If the context correlation flag is not set on Rule 1, a scenario in which alarm A generated from context 1 and alarm B generated from context 2 results in the rule applying to both contexts regardless of the type of context.

If the context correlation flag is now set on Rule 1 and the same alarms are generated, they are not correlated as they are from different contexts.

With the flag set, the correlator analyzes alarms against the rule only if alarms arrive from the same context. In other words, if alarm A is generated from context 1 and alarm B is generated from context 2, then a correlation does not occur.

Duration Timeout Flags

The root-cause timeout (if specified) is the alternative rule timeout to use in the situation in which a non-root-cause alarm arrives before a root-cause alarm in the given rule. It is typically used to give a shorter timeout in a situation under the assumption that it is less likely that the root-cause alarm arrives, and, therefore, releases the hold on the non-root-cause alarms sooner.

Reparent Flag

The reparent flag specifies what happens to non-root-cause alarms in a hierarchical correlation when their immediate root cause clears.

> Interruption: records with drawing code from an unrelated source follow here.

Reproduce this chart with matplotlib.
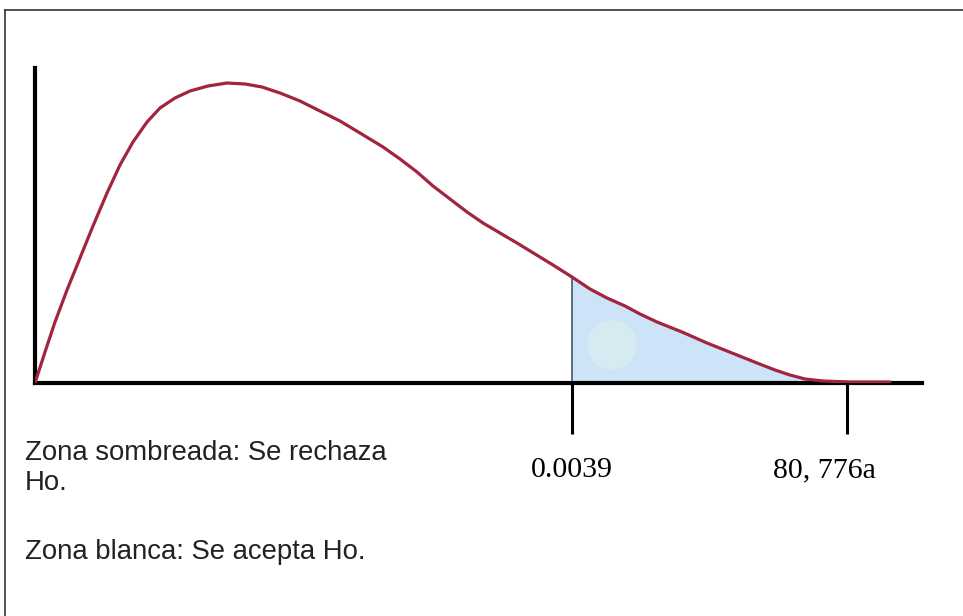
import numpy as np
import matplotlib
matplotlib.use("Agg")
import matplotlib.pyplot as plt
from matplotlib.lines import Line2D
from matplotlib.patches import Ellipse

# curve (x along the axis, y height above it)
curve_x = [0, 1.0, 2.0, 3.2, 4.5, 5.8, 7.2, 8.5, 9.8, 11.2, 12.5, 14.0, 15.5,
           17.3, 19.2, 21.0, 22.7, 24.5, 26.5, 28.5, 30.5, 32.5, 34.8, 36.5,
           38.2, 39.8, 41.5, 43.2, 44.8, 46.5, 48.2, 50.0, 51.8, 53.7, 55.5,
           57.2, 59.0, 60.5, 62.2, 64.7, 67.2, 69.7, 72.2, 74.0, 75.5, 77.0,
           78.8, 81.5, 85.5]
curve_y = [0, 3.1, 6.1, 9.3, 12.5, 15.7, 19.0, 21.8, 24.1, 26.1, 27.5, 28.5,
           29.2, 29.7, 30.0, 29.9, 29.6, 29.0, 28.2, 27.2, 26.2, 25.0, 23.6,
           22.4, 21.1, 19.7, 18.4, 17.1, 16.0, 15.0, 14.0, 12.9, 11.8, 10.6,
           9.4, 8.5, 7.7, 6.9, 6.1, 5.1, 4.0, 3.0, 2.0, 1.3, 0.8, 0.4, 0.2,
           0.1, 0.1]

cut_x = 53.7          # start of the rejection zone
tick_x = [53.7, 81.2]
tick_labels = ["0.0039", "80, 776a"]
label_x = [53.7, 78.9]
notes = ["Zona sombreada: Se rechaza\nHo.", "Zona blanca: Se acepta Ho."]

W, H = 963, 616
fig = plt.figure(figsize=(W / 100, H / 100), dpi=100)
ax = fig.add_axes([35 / W, (H - 383) / H, (922 - 35) / W, (383 - 68) / H])
ax.set_xlim(0, 88.7)
ax.set_ylim(0, 31.5)

cx = np.array(curve_x)
cy = np.array(curve_y)

# shaded rejection zone
ax.fill_between(cx, 0, cy, where=cx >= cut_x, color="#cde4f8", lw=0, zorder=1)
ax.add_patch(Ellipse((57.7, 3.8), 5.0, 5.0, color="#d6eaf2", lw=0, zorder=1.5))
ax.plot([cut_x, cut_x], [0, np.interp(cut_x, cx, cy)], color="#5d6e80",
        lw=1.4, zorder=2)

ax.plot(cx, cy, color="#a3243f", lw=2.3, solid_capstyle="round",
        solid_joinstyle="round", zorder=3)

for s in ["top", "right"]:
    ax.spines[s].set_visible(False)
for s in ["left", "bottom"]:
    ax.spines[s].set_linewidth(3)
    ax.spines[s].set_color("black")
ax.set_yticks([])
ax.set_xticks(tick_x)
ax.set_xticklabels([])
ax.tick_params(axis="x", direction="out", length=37, width=2.2, color="black")

for x, t in zip(label_x, tick_labels):
    ax.text(x, -9.4, t, ha="center", va="baseline", fontsize=21.5,
            family="Liberation Serif", color="black")

fig.text(25 / W, 1 - 490 / H, notes[0], ha="left", va="baseline",
         fontsize=19.8, family="Liberation Sans", color="#222222",
         linespacing=1.2)
fig.text(25 / W, 1 - 559 / H, notes[1], ha="left", va="baseline",
         fontsize=19.8, family="Liberation Sans", color="#222222")

# frame of the original screenshot
fig.add_artist(Line2D([5 / W, 1], [1 - 10 / H, 1 - 10 / H], color="#333333",
                      lw=1.2, transform=fig.transFigure))
fig.add_artist(Line2D([5 / W, 5 / W], [0, 1 - 10 / H], color="#333333",
                      lw=1.2, transform=fig.transFigure))

fig.savefig("out.png", dpi=100, facecolor="white")
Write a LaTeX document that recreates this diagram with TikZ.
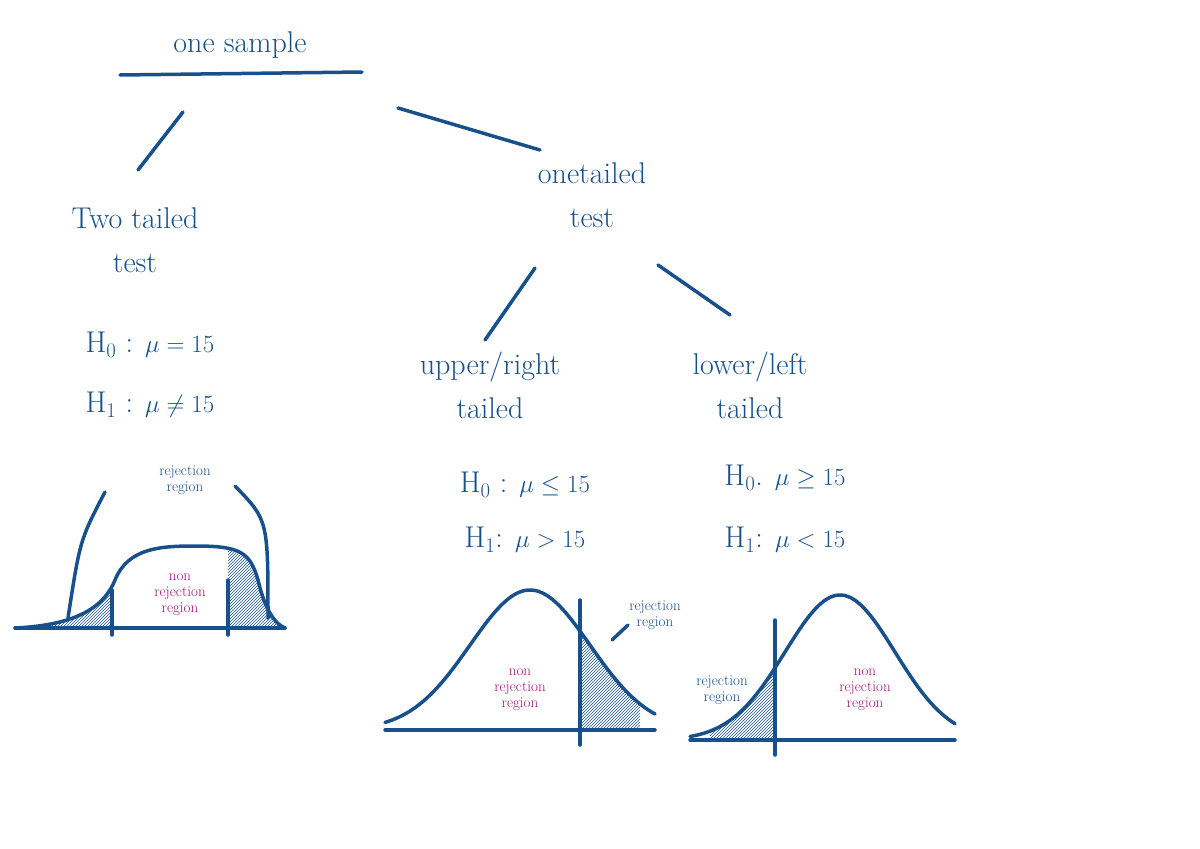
\documentclass[tikz,border=0pt]{standalone}
\usepackage{amssymb}
\usetikzlibrary{positioning,patterns}
\definecolor{ink}{RGB}{24,80,140}
\definecolor{pink}{RGB}{160,20,125}
\tikzset{txt/.style={text=ink,font=\fontsize{30}{44}\selectfont,align=center},
  small/.style={text=ink,font=\fontsize{15}{16}\selectfont,align=center},
  nonrej/.style={text=pink,font=\fontsize{15}{16}\selectfont,align=center},
  pen/.style={ink,line width=3.5pt,line cap=round},
  hatch/.style={pattern=north east lines,pattern color=ink}}
\begin{document}
\begin{tikzpicture}[x=1pt,y=-1pt]
    \useasboundingbox (0,0) rectangle (1200,849);
    \node[txt] (one) at (240,45) {one sample};
    \draw[pen] (120,75) -- (362,72);
    \node[txt] (two) at (135,240) {Two tailed\\ test};
    \node[txt] (h0a) at (150,345) {H$_0$ : $\mu = 15$};
    \node[txt] (h1a) at (150,405) {H$_1$ : $\mu \neq 15$};
    \node[txt] (onet) at (592,195) {onetailed\\ test};
    \node[txt] (up) at (490,385) {upper/right\\ tailed};
    \node[txt] (low) at (750,385) {lower/left\\ tailed};
    \node[txt] (h0b) at (525,485) {H$_0$ : $\mu \le 15$};
    \node[txt] (h1b) at (525,540) {H$_1$: $\mu > 15$};
    \node[txt] (h0c) at (785,478) {H$_0$. $\mu \geq 15$};
    \node[txt] (h1c) at (785,540) {H$_1$: $\mu < 15$};
    \coordinate (c1) at (183,112);
    \coordinate (c2) at (398,108);
    \draw[pen] (c1) -- (138,170);
    \draw[pen] (c2) -- (540,150);
    \draw[pen] (535,268) -- (485,340);
    \draw[pen] (658,265) -- (730,315);

    % two tailed curve
    \def\bellA{(15,628) .. controls (80,625) and (105,605) .. (115,580)
      .. controls (128,548) and (160,546) .. (195,546)
      .. controls (240,546) and (250,552) .. (258,580)
      .. controls (265,610) and (275,624) .. (285,628)}
    \begin{scope}
      \clip \bellA -- cycle;
      \fill[hatch] (40,520) rectangle (112,628);
      \fill[hatch] (228,520) rectangle (280,628);
    \end{scope}
    \draw[pen] \bellA;
    \draw[pen] (15,628) -- (285,628);
    \draw[pen] (112,590) -- (112,635);
    \draw[pen] (228,580) -- (228,635);
    \draw[pen] (105,492) .. controls (80,540) .. (68,618);
    \draw[pen] (235,486) .. controls (268,520) .. (268,618);
    \node[small] (rej1) at (185,480) {rejection\\ region};
    \node[nonrej] (nr1) at (180,595) {non\\ rejection\\ region};

    % upper tailed curve
    \fill[hatch] (580,730) -- plot[domain=580:640,samples=30] (\x,{730-140*exp(-((\x-530)/60)^2/2)}) -- (640,730) -- cycle;
    \draw[pen] plot[domain=385:655,samples=80] (\x,{730-140*exp(-((\x-530)/60)^2/2)});
    \draw[pen] (385,730) -- (655,730);
    \draw[pen] (580,600) -- (580,745);
    \draw[pen] (612,640) -- (628,625);
    \node[small] (rej2) at (655,615) {rejection\\ region};
    \node[nonrej] (nr2) at (520,690) {non\\ rejection\\ region};

    % lower tailed curve
    \fill[hatch] (710,740) -- plot[domain=710:775,samples=30] (\x,{740-145*exp(-((\x-840)/55)^2/2)}) -- (775,740) -- cycle;
    \draw[pen] plot[domain=690:955,samples=80] (\x,{740-145*exp(-((\x-840)/55)^2/2)});
    \draw[pen] (690,740) -- (955,740);
    \draw[pen] (775,620) -- (775,755);
    \node[small] (rej3) at (722,690) {rejection\\ region};
    \node[nonrej] (nr3) at (865,690) {non\\ rejection\\ region};
\end{tikzpicture}
\end{document}
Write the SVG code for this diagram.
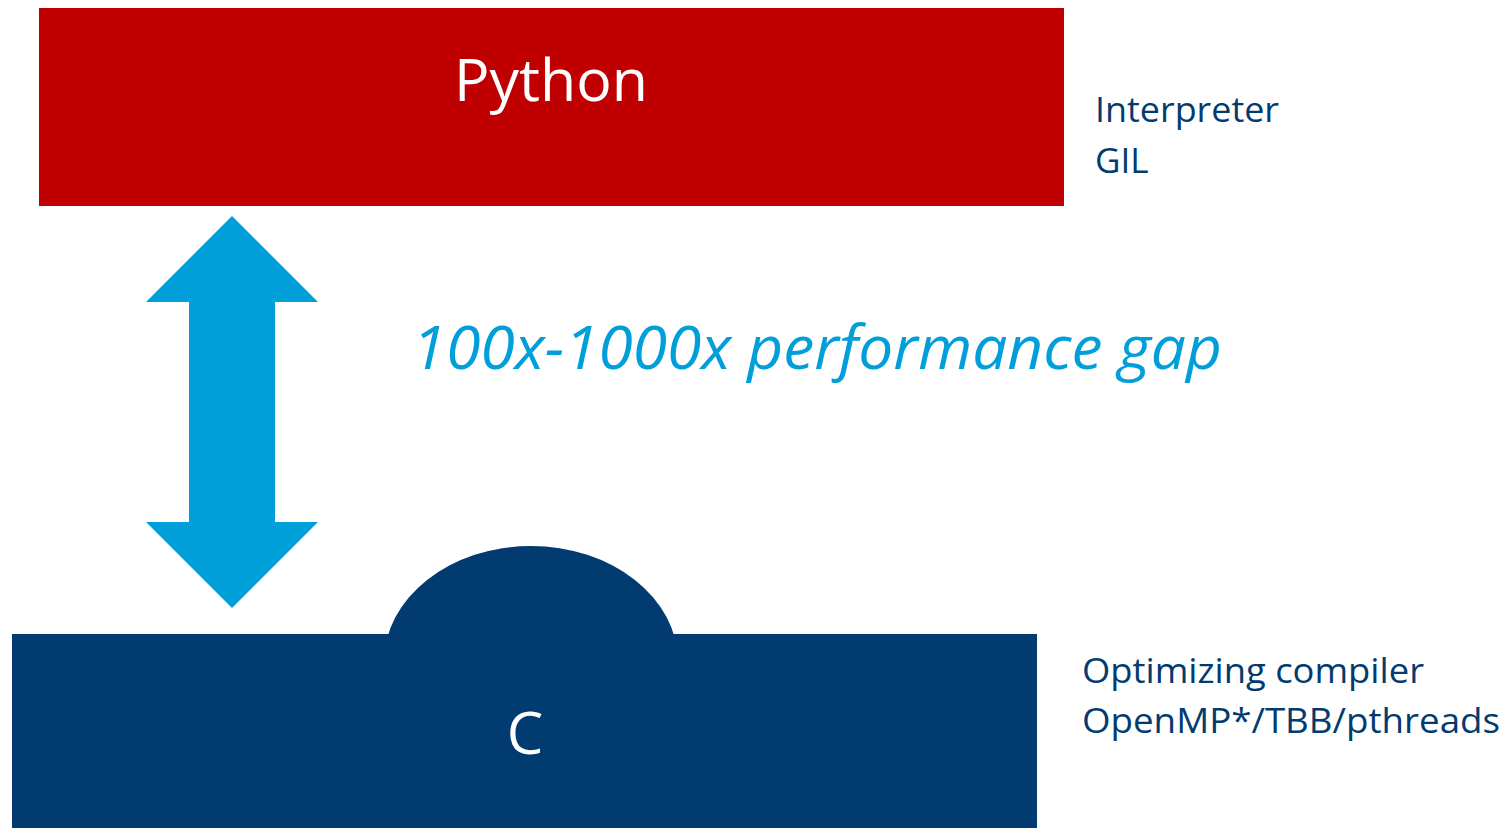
<svg xmlns="http://www.w3.org/2000/svg" width="1506" height="828" viewBox="0 0 1506 828">
  <style>
    .lbl { font-family: "Open Sans", "Noto Sans", sans-serif; }
    .white { fill: #FFFFFF; }
    .navy { fill: #023B70; }
    .side { font-size: 35px; fill: #023B70; }
  </style>
  <rect width="1506" height="828" fill="#FFFFFF"/>

  <!-- Python layer -->
  <g id="python">
    <rect x="39" y="8" width="1025" height="198" fill="#C00000"/>
    <text class="lbl white" x="551" y="101" font-size="58" text-anchor="middle" textLength="194" lengthAdjust="spacingAndGlyphs">Python</text>
  </g>

  <!-- C layer with dome -->
  <g id="c">
    <ellipse cx="531" cy="662" rx="147" ry="116" class="navy"/>
    <rect x="12" y="634" width="1025" height="194" class="navy"/>
    <text class="lbl white" x="525" y="754" font-size="58" text-anchor="middle">C</text>
  </g>

  <!-- side notes -->
  <g id="python-notes">
    <text class="lbl side" x="1095" y="122" textLength="184" lengthAdjust="spacingAndGlyphs">Interpreter</text>
    <text class="lbl side" x="1095" y="173">GIL</text>
  </g>
  <g id="c-notes">
    <text class="lbl side" x="1082" y="683" textLength="342" lengthAdjust="spacingAndGlyphs">Optimizing compiler</text>
    <text class="lbl side" x="1082" y="733" textLength="418" lengthAdjust="spacingAndGlyphs">OpenMP*/TBB/pthreads</text>
  </g>

  <!-- double-headed arrow between layers -->
  <g id="connectors">
    <polygon points="232,216 318,302 275,302 275,522 318,522 232,608 146,522 189,522 189,302 146,302" fill="#009FDA"/>
  </g>

  <g id="gap-label">
    <text class="lbl" x="412" y="369" font-size="60" font-style="italic" fill="#009FDA" textLength="810" lengthAdjust="spacingAndGlyphs">100x-1000x performance gap</text>
  </g>
</svg>
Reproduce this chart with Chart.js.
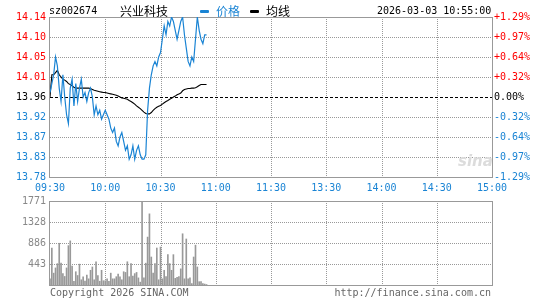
<!DOCTYPE html>
<html>
<head>
<meta charset="utf-8">
<script src="https://cdn.jsdelivr.net/npm/chart.js@4/dist/chart.umd.min.js"></script>
<style>
  body { margin: 0; background: #fff; }
  #wrap { position: relative; width: 545px; height: 300px; overflow: hidden; }
  canvas { position: absolute; left: 0; }
  .t { position: absolute; white-space: nowrap; font: 10px 'DejaVu Sans Mono', monospace; line-height: 10px; }
  .cjk { font: 12px 'Noto Sans CJK SC', sans-serif; line-height: 12px; }
  .bar { position: absolute; height: 3px; width: 9px; border-radius: 1px; }
</style>
</head>
<body>
<div id="wrap">
  <canvas id="priceChart" width="545" height="196" style="top:0"></canvas>
  <canvas id="volChart" width="545" height="114" style="top:186px"></canvas>
  <div class="t" style="left:49px;top:6px;color:#000">sz002674</div>
  <div class="t cjk" style="left:120px;top:5px;color:#000">兴业科技</div>
  <div class="bar" style="left:200px;top:10px;background:#1a84d4"></div>
  <div class="t cjk" style="left:216px;top:5px;color:#1a84d4">价格</div>
  <div class="bar" style="left:250px;top:10px;background:#000"></div>
  <div class="t cjk" style="left:266px;top:5px;color:#000">均线</div>
  <div class="t" style="left:377px;top:6px;color:#000">2026-03-03 10:55:00</div>
  <div class="t" style="left:458px;top:152px;font:italic bold 15px 'DejaVu Sans',sans-serif;color:#dcdcdc">sina</div>
  <div class="t" style="left:50px;top:288px;color:#666">Copyright 2026 SINA.COM</div>
  <div class="t" style="right:54px;top:288px;color:#666">http://finance.sina.com.cn</div>
</div>
<script>
// time axis labels, one every 30 trading minutes
const timeLabels = ['09:30', '10:00', '10:30', '11:00', '11:30', '13:30', '14:00', '14:30', '15:00'];
const priceLabels = ['13.78', '13.83', '13.87', '13.92', '13.96', '14.01', '14.05', '14.10', '14.14'];
const pctLabels = ['-1.29%', '-0.97%', '-0.64%', '-0.32%', '0.00%', '+0.32%', '+0.64%', '+0.97%', '+1.29%'];
const volLabels = ['443', '886', '1328', '1771'];
const volTicks = [443, 886, 1328, 1771];

const preClose = 13.96;
const priceStep = 0.045;

// minute prices from 09:30 to 10:55
const price = [13.97, 13.99, 14.01, 14.05, 14.03, 13.98, 13.95, 14.01, 13.96, 13.92,
  13.90, 13.98, 14.00, 13.94, 13.99, 13.95, 13.98, 14.00, 13.96, 13.97,
  13.95, 13.97, 13.98, 13.96, 13.92, 13.94, 13.92, 13.93, 13.91, 13.92,
  13.93, 13.92, 13.91, 13.89, 13.88, 13.89, 13.86, 13.85, 13.87, 13.88,
  13.86, 13.84, 13.85, 13.82, 13.83, 13.85, 13.82, 13.84, 13.85, 13.83,
  13.82, 13.82, 13.83, 13.93, 13.98, 14.01, 14.03, 14.04, 14.03, 14.05,
  14.06, 14.09, 14.12, 14.10, 14.13, 14.12, 14.14, 14.13, 14.11, 14.09,
  14.11, 14.13, 14.14, 14.10, 14.07, 14.04, 14.03, 14.05, 14.04, 14.09,
  14.14, 14.11, 14.09, 14.08, 14.10, 14.10];

// running average price
const avgPrice = [13.96, 14.01, 14.01, 14.015, 14.02, 14.01, 14.005, 14.0, 13.998, 13.995,
  13.99, 13.988, 13.985, 13.982, 13.98, 13.98, 13.98, 13.98, 13.98, 13.98,
  13.98, 13.98, 13.979, 13.977, 13.975, 13.974, 13.973, 13.972, 13.971, 13.97,
  13.97, 13.969, 13.968, 13.967, 13.966, 13.965, 13.964, 13.962, 13.96, 13.958,
  13.957, 13.956, 13.955, 13.952, 13.95, 13.947, 13.944, 13.94, 13.937, 13.934,
  13.93, 13.926, 13.923, 13.922, 13.922, 13.925, 13.93, 13.934, 13.937, 13.939,
  13.941, 13.944, 13.947, 13.95, 13.952, 13.955, 13.957, 13.96, 13.962, 13.965,
  13.967, 13.969, 13.974, 13.977, 13.978, 13.979, 13.979, 13.98, 13.98, 13.981,
  13.983, 13.986, 13.988, 13.988, 13.988, 13.988];

// volume per minute (lots)
const volume = [130, 780, 250, 360, 450, 880, 460, 240, 180, 360,
  830, 930, 400, 80, 280, 200, 440, 110, 170, 85,
  210, 130, 310, 380, 110, 490, 200, 80, 310, 90,
  90, 130, 80, 250, 130, 130, 175, 230, 170, 110,
  280, 265, 490, 175, 450, 190, 240, 265, 150, 60,
  1771, 150, 460, 1010, 1500, 590, 250, 450, 780, 110,
  800, 130, 310, 175, 640, 450, 310, 640, 140, 160,
  180, 340, 1080, 130, 970, 130, 150, 30, 590, 840,
  380, 70, 70, 30, 20, 10];

const BLUE = '#1a84d4';
const RED = '#ff0000';
const GRID = '#999999';
const FRAME = '#999999';
const monoFont = { family: "'DejaVu Sans Mono', monospace", size: 10 };

const priceTickVals = priceLabels.map((_, i) => preClose + (i - 4) * priceStep);
const yMin = priceTickVals[0];
const yMax = priceTickVals[priceTickVals.length - 1];

function tickColor(c) {
  if (c.index > 4) return RED;
  if (c.index === 4) return '#000';
  return BLUE;
}

// dotted grid, frame and (optionally) the dashed pre-close line
function gridPlugin(id, hLines, zero) {
  return {
    id: id,
    beforeDatasetsDraw(chart) {
      const ctx = chart.ctx;
      const a = chart.chartArea;
      const xs = chart.scales.x;
      const ys = chart.scales.y;
      ctx.save();
      ctx.lineWidth = 1;
      ctx.strokeStyle = GRID;
      ctx.setLineDash([1, 1]);
      for (let i = 1; i < timeLabels.length - 1; i++) {
        const px = Math.round(xs.getPixelForValue(i * 30)) + 0.5;
        ctx.beginPath(); ctx.moveTo(px, a.top); ctx.lineTo(px, a.bottom); ctx.stroke();
      }
      hLines.forEach(v => {
        const py = Math.round(ys.getPixelForValue(v)) + 0.5;
        ctx.beginPath(); ctx.moveTo(a.left, py); ctx.lineTo(a.right, py); ctx.stroke();
      });
      if (zero !== null) {
        const py = Math.round(ys.getPixelForValue(zero)) + 0.5;
        ctx.strokeStyle = '#000';
        ctx.setLineDash([3, 2]);
        ctx.beginPath(); ctx.moveTo(a.left, py); ctx.lineTo(a.right, py); ctx.stroke();
      }
      ctx.setLineDash([]);
      ctx.strokeStyle = FRAME;
      ctx.strokeRect(Math.round(a.left) - 0.5, Math.round(a.top) + 0.5,
        Math.round(a.right - a.left) + 1, Math.round(a.bottom - a.top));
      ctx.restore();
    }
  };
}

new Chart(document.getElementById('priceChart'), {
  type: 'line',
  data: {
    datasets: [
      {
        label: '价格',
        data: price.map((p, i) => ({ x: i, y: p })),
        borderColor: BLUE,
        borderWidth: 1.2,
        pointRadius: 0,
        tension: 0
      },
      {
        label: '均线',
        data: avgPrice.map((p, i) => ({ x: i, y: p })),
        borderColor: '#000',
        borderWidth: 1.1,
        pointRadius: 0,
        tension: 0
      }
    ]
  },
  options: {
    animation: false,
    responsive: false,
    layout: { padding: { top: 17, left: 0, right: 0, bottom: 0 } },
    plugins: { legend: { display: false }, tooltip: { enabled: false } },
    scales: {
      x: {
        type: 'linear', min: 0, max: 240,
        afterBuildTicks: s => { s.ticks = timeLabels.map((_, i) => ({ value: i * 30 })); },
        afterFit: s => { s.height = 19; },
        ticks: {
          callback: (v, i) => timeLabels[i], color: BLUE, font: monoFont,
          padding: 5, maxRotation: 0, autoSkip: false
        },
        grid: { display: false, drawTicks: false },
        border: { display: false }
      },
      y: {
        min: yMin, max: yMax,
        afterBuildTicks: s => { s.ticks = priceTickVals.map(v => ({ value: v })); },
        afterFit: s => { s.width = 50; },
        ticks: { callback: (v, i) => priceLabels[i], color: tickColor, font: monoFont, padding: 4, autoSkip: false },
        grid: { display: false, drawTicks: false },
        border: { display: false }
      },
      y2: {
        position: 'right',
        min: yMin, max: yMax,
        afterBuildTicks: s => { s.ticks = priceTickVals.map(v => ({ value: v })); },
        afterFit: s => { s.width = 53; },
        ticks: { callback: (v, i) => pctLabels[i], color: tickColor, font: monoFont, padding: 2, autoSkip: false },
        grid: { display: false, drawTicks: false },
        border: { display: false }
      }
    }
  },
  plugins: [gridPlugin('priceGrid', priceTickVals.slice(1, -1).filter((_, i) => i !== 3), preClose)]
});

new Chart(document.getElementById('volChart'), {
  type: 'bar',
  data: {
    datasets: [{
      label: 'volume',
      data: volume.map((v, i) => ({ x: i, y: v })),
      backgroundColor: '#999999',
      barThickness: 1
    }]
  },
  options: {
    animation: false,
    responsive: false,
    layout: { padding: { top: 15, left: 0, right: 53, bottom: 15 } },
    plugins: { legend: { display: false }, tooltip: { enabled: false } },
    scales: {
      x: {
        type: 'linear', min: 0, max: 240, offset: false,
        afterFit: s => { s.height = 0; },
        ticks: { display: false },
        grid: { display: false, drawTicks: false, offset: false },
        border: { display: false }
      },
      y: {
        min: 0, max: volTicks[volTicks.length - 1],
        afterBuildTicks: s => { s.ticks = volTicks.map(v => ({ value: v })); },
        afterFit: s => { s.width = 50; },
        ticks: { callback: (v, i) => volLabels[i], color: '#888', font: monoFont, padding: 4, autoSkip: false },
        grid: { display: false, drawTicks: false },
        border: { display: false }
      }
    }
  },
  plugins: [gridPlugin('volGrid', volTicks.slice(0, -1), null)]
});
</script>
</body>
</html>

The following example illustrates context correlation behavior:

  • Rule 1 has a root cause A and an associated non-root cause.

  • Context correlation flag is not set on Rule 1.

  • Rule 1 is applied to contexts 1 and 2.

In this scenario, if alarm A arrives generated from context 1 and alarm B generated from context 2, then a correlation occurs—regardless of context.

If the context correlation flag is now set on Rule 1 and the same alarms are generated, they are not correlated, because they are from different contexts.

Active-standby consistency check

In a dual RP system, interface state sync library monitors the state between active and standby RPs. An alarm is raised by an RP when its respective port is down and the same port is up for other RP.

Alarm Clearance

The alarm is cleared when there is no inconsistency between both the RP port state.